Digital Nesting
I’ve been working remotely for around six months now.
It is awesome and I love it very much.
There’s one thing about remote work that surprised me: I, uh, don’t really move around that much.
One of the things I thought would be especially awesome about working remotely is the ability to work wherever I wanted. No office means, well, no office – I could work from my desk, sure, or I could work from my couch or my comfy replica Eames or the coffeeshop down the street or take the train up to Portland and work there for a week or fly back to Richmond to visit my family for a couple weeks and just work there!
Total freedom!
But, since settling in, I work something like 95% of the time just from my desk – just like pretty much everyone else.
In a tiny, silly way, I feel like I am betraying the possibilities afforded to me.
Don’t get me wrong: occasionally I’ll set up shop for a couple hours at Cafe Ladro and blitz through my morning emails and pull requests. Or if I’m feeling a little post-lunch haze I’ll sink into my couch while mocking up a feature. And my East Coast trips are longer now – a week or so, instead of a long weekend, because I can just work from my old Richmond home.
But it’s not quite the same.
I’m starting to realize that structure and routine are more important to my productivity than I thought. My desk is where I have my big-ass monitor, and my keyboard/mouse, and enough room for coffee and a Nalgene.
It’s where my muscle memory is sharpest. It’s a place I associate with working (and little else).

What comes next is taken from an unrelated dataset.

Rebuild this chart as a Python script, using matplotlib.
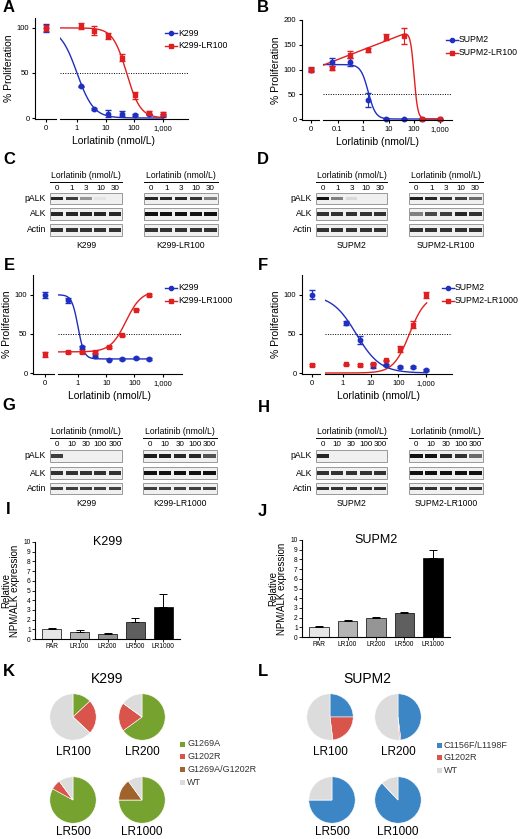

Working from home is freeing in a lot of ways, but it also forced me to learn the importance of of having a place where I can just get shit done. It used to be my little team room at Amazon; before that, it was the Daily Grind in Williamsburg; and now it’s inconveniently placed corner desk in my apartment.
(It is also tremendously nice that the place where I get shit done is sweatpants-friendly, and that the coffee is close-by. And you can’t beat the commute.)